El horror pasa por buen momento. Ya sea en el mundo “real”, donde su reinado es cada vez más incontestable, o en el mundo “imaginario” de las pantallas luminosas de cine, el horror ha establecido un férreo dominio de la cultura occidental. Dejando a la realidad de lado, grandes obras fílmicas de terror se han estrenado en la segunda década del siglo XXI, encontrándose tal vez las más interesantes en la ambigua pero efectiva categoría del “cine independiente”.

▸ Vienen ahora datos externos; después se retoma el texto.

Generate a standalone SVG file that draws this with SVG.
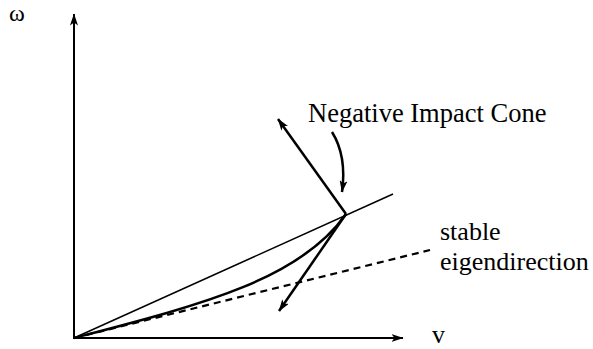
<svg xmlns="http://www.w3.org/2000/svg" width="593" height="349" viewBox="0 0 593 349">
<style>
  .ln { fill: none; stroke: #000; stroke-linecap: butt; }
  .lbl { font-family: 'Liberation Serif', 'DejaVu Serif', serif; fill: #000; }
</style>
<defs>
  <marker id="ah" viewBox="0 0 12 8" refX="11.5" refY="4" markerWidth="12" markerHeight="8" markerUnits="userSpaceOnUse" orient="auto">
    <path d="M0,0 L12,4 L0,8 L3,4 z" fill="#000"/>
  </marker>
</defs>
<rect width="593" height="349" fill="#fff"/>
<g id="connectors">
  <line id="axis-w" class="ln" x1="74" y1="339" x2="74" y2="14" stroke-width="2" marker-end="url(#ah)"/>
  <line id="axis-v" class="ln" x1="73" y1="338" x2="403" y2="338" stroke-width="2" marker-end="url(#ah)"/>
  <line id="cone-line" class="ln" x1="74" y1="338" x2="393" y2="194" stroke-width="1.5"/>
  <line id="stable-dir" class="ln" x1="74" y1="338" x2="430" y2="250" stroke-width="2.2" stroke-dasharray="7,5"/>
  <path id="trajectory" class="ln" d="M74,338 C200,305 300,280 346,214" stroke-width="2.5"/>
  <line id="arrow-up" class="ln" x1="346" y1="214" x2="278" y2="119" stroke-width="2.5" marker-end="url(#ah)"/>
  <line id="arrow-down" class="ln" x1="346" y1="214" x2="279" y2="311" stroke-width="2.5" marker-end="url(#ah)"/>
  <path id="label-pointer" class="ln" d="M332,132 Q347,156 342,192" stroke-width="2.5" marker-end="url(#ah)"/>
</g>
<g id="label-omega"><text class="lbl" x="9" y="21" font-size="24" font-family="Liberation Serif, serif">ω</text></g>
<g id="label-v"><text class="lbl" x="432" y="343" font-size="26" font-family="Liberation Serif, serif">v</text></g>
<g id="label-cone"><text class="lbl" x="308" y="122" font-size="26.5" font-family="Liberation Serif, serif">Negative Impact Cone</text></g>
<g id="label-stable">
  <text class="lbl" x="440" y="240" font-size="26" font-family="Liberation Serif, serif">stable</text>
  <text class="lbl" x="440" y="270" font-size="26" font-family="Liberation Serif, serif">eigendirection</text>
</g>
</svg>
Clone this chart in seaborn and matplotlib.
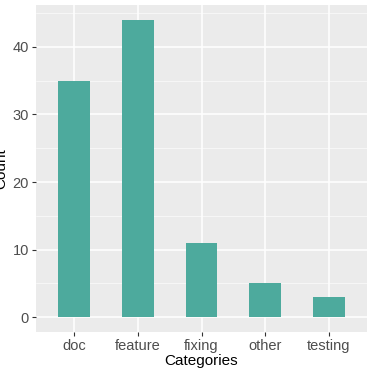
import matplotlib
matplotlib.use("Agg")
import matplotlib.pyplot as plt
import seaborn as sns
import pandas as pd
from matplotlib.ticker import MultipleLocator

categories = ["doc", "feature", "fixing", "other", "testing"]
counts = [35, 44, 11, 5, 3]

df = pd.DataFrame({"Categories": categories, "Count": counts})

sns.set_theme(style="darkgrid")
plt.rcParams['font.family'] = ['Liberation Sans', 'DejaVu Sans']

fig = plt.figure(figsize=(3.73, 3.73), dpi=100)
ax = fig.add_axes([36/373, 41/373, 331/373, 327/373])
ax.set_facecolor("#EBEBEB")
sns.barplot(data=df, x="Categories", y="Count", color="#4DAA9D", width=0.5,
            saturation=1, ax=ax, zorder=3, linewidth=0, edgecolor="none")
ax.set_xlim(-0.6, 4.6)
ax.set_ylim(-2.2, 46.2)
ax.yaxis.set_major_locator(MultipleLocator(10))
ax.yaxis.set_minor_locator(MultipleLocator(5))
ax.grid(which="major", color="white", linewidth=1.1, zorder=0)
ax.grid(which="minor", axis="y", color="white", linewidth=0.5, alpha=0.8, zorder=0)
ax.set_axisbelow(True)
for s in ax.spines.values():
    s.set_visible(False)
ax.tick_params(axis="both", which="major", length=3, width=0.8, color="#333333",
               labelcolor="#4D4D4D", labelsize=10.5, pad=2, bottom=True, left=True)
ax.tick_params(axis="both", which="minor", length=0)
ax.set_xlabel("Categories", fontsize=11, color="black", labelpad=1)
ax.set_ylabel("Count", fontsize=11, color="black")
ax.yaxis.set_label_coords(-0.085, 0.5)
fig.savefig("out.png", dpi=100)
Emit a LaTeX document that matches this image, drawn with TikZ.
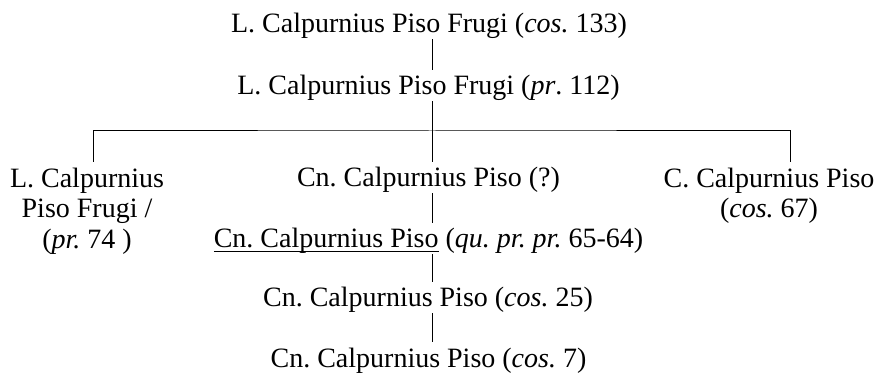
\documentclass[tikz,border=0pt]{standalone}
\usepackage{fontspec}
\setmainfont{Liberation Serif}
\frenchspacing
\newcommand\myul[1]{\setbox0\hbox{#1}\rlap{\rule[-4pt]{\wd0}{0.9pt}}\box0\relax}
\begin{document}
\begin{tikzpicture}[x=1pt,y=1pt,
  lbl/.style={inner sep=0pt, font=\fontsize{28pt}{30.5pt}\selectfont},
  one/.style={lbl, anchor=base, text height=25pt, text depth=6pt},
  multi/.style={lbl, anchor=north, align=center},
  link/.style={line width=1pt}]
\useasboundingbox (0,0) rectangle (887,-374);
\coordinate (spine) at (432,0);
\coordinate (hl) at (432,-131);
\node[one] (a) at (429,-33) {L. Calpurnius Piso Frugi (\textit{cos.} 133)};
\node[one] (b) at (428.5,-95) {L. Calpurnius Piso Frugi (\textit{pr}. 112)};
\node[one] (c) at (428.5,-187) {Cn. Calpurnius Piso (?)};
\node[one] (d) at (428.5,-248) {\myul{Cn. Calpurnius Piso} (\textit{qu. pr. pr.} 65-64)};
\node[one] (e) at (428,-307) {Cn. Calpurnius Piso (\textit{cos.} 25)};
\node[one] (f) at (428.5,-367) {Cn. Calpurnius Piso (\textit{cos.} 7)};
\node[multi] (l) at (87,-162) {\rule{0pt}{25pt}L. Calpurnius\\Piso Frugi /\\(\textit{pr.} 74 )};
\node[multi] (r) at (769,-162) {\rule{0pt}{25pt}C. Calpurnius Piso\\(\textit{cos.} 67)};
\draw[link] (a.south -| spine) -- (b.north -| spine);
\draw[link] (b.south -| spine) -- (c.north -| spine);
\draw[link] (c.south -| spine) -- (d.north -| spine);
\draw[link] (d.south -| spine) -- (e.north -| spine);
\draw[link] (e.south -| spine) -- (f.north -| spine);
\draw[link] ([xshift=6pt]l.north) |- (hl) -| ([xshift=21pt]r.north);
\end{tikzpicture}
\end{document}
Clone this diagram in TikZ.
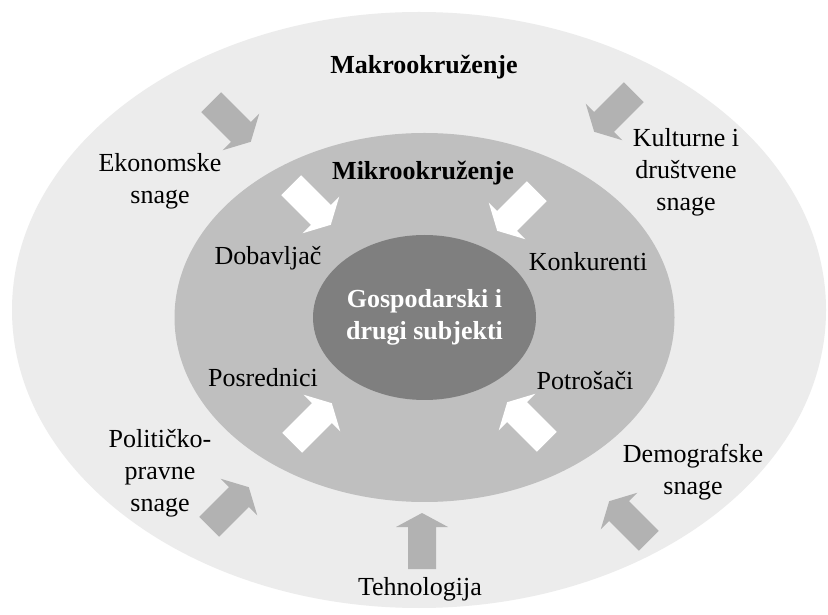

Darling, la nueva obra del cineasta norteamericano Mickey Keating es un claro ejemplo de las bondades de esa nueva ola de terror independiente. Filmada en digital y con un presupuesto ínfimo, la película relata la descomposición mental de una chica anónima que recibe la encomienda de cuidar una casa antigua en las inmediaciones de Nueva York. El lugar, cuya fama de estar embrujado sale a relucir de boca de la empleadora de la protagonista, comenzará a de forma silenciosa pero persistente a dinamitar el delicado equilibrio mental de una chica que, para su desgracia, y para fortuna de los espectadores, se encuentra muy alejada de la sanidad mental.
Abrevadero de influencias estilísticas que comprenden desde Repulsion, de Polanski, hasta el cine mumblecore de Andrew Bujalski o Noah Baumbach, Darling construye su historia desde una premisa que bien podría parecer una adaptación citadina de The Shining, para inmediatamente escurrirse por renegridos derroteros mentales que se ejecutan con gran inteligencia y con una potente habilidad estética.
No hay mayor estimulante del intelecto que la necesidad, y Keating muestra su talento al subsanar las deficiencias presupuestales de la cinta con dos herramientas primordiales: un estupendo manejo de la arquitectura de la casa como personaje protagónico –situación atribuible en gran medida a la habilidad del fotógrafo Mac Fisken– y un impecable trabajo de edición, que al maridarse con la violenta banda sonora de Giona Ostinelli convierte a la degradación mental de la protagonista en una aterradora experiencia sensorial que eventualmente se transforma en un hermoso festival de perversidad y gore.
Manjar para paladares refinados, Darling no es una experiencia que busque hacer amigos en la sala de cine, sino más bien un ataque visual y auditivo deliberado contra el espectador. Keating suelta un golpe seco y artero, como aquellos clásicos de horror irrestrictos de los años setenta, pero con un poco más de cabeza e intencionalidad dramática. Sus personajes funcionan. Son bestias citadinas que hemos visto una y otra vez, pero que en las manos del director norteamericano comienzan a desfigurarse, a difuminarse siempre desde ese halo inicial de credibilidad, hasta finalmente revelarse en toda su grotesca magnificencia. Al final lo que descubrimos es que Keating quiere propinarnos un hachazo en la espalda y luego hablarnos de la soledad y de los tortuosos caminos del perdón, como si fuera el método más lógico para llegar a nuestro núcleo emocional. Lo interesante del asunto es que el método, aunque nos cueste admitirlo, funciona de maravilla.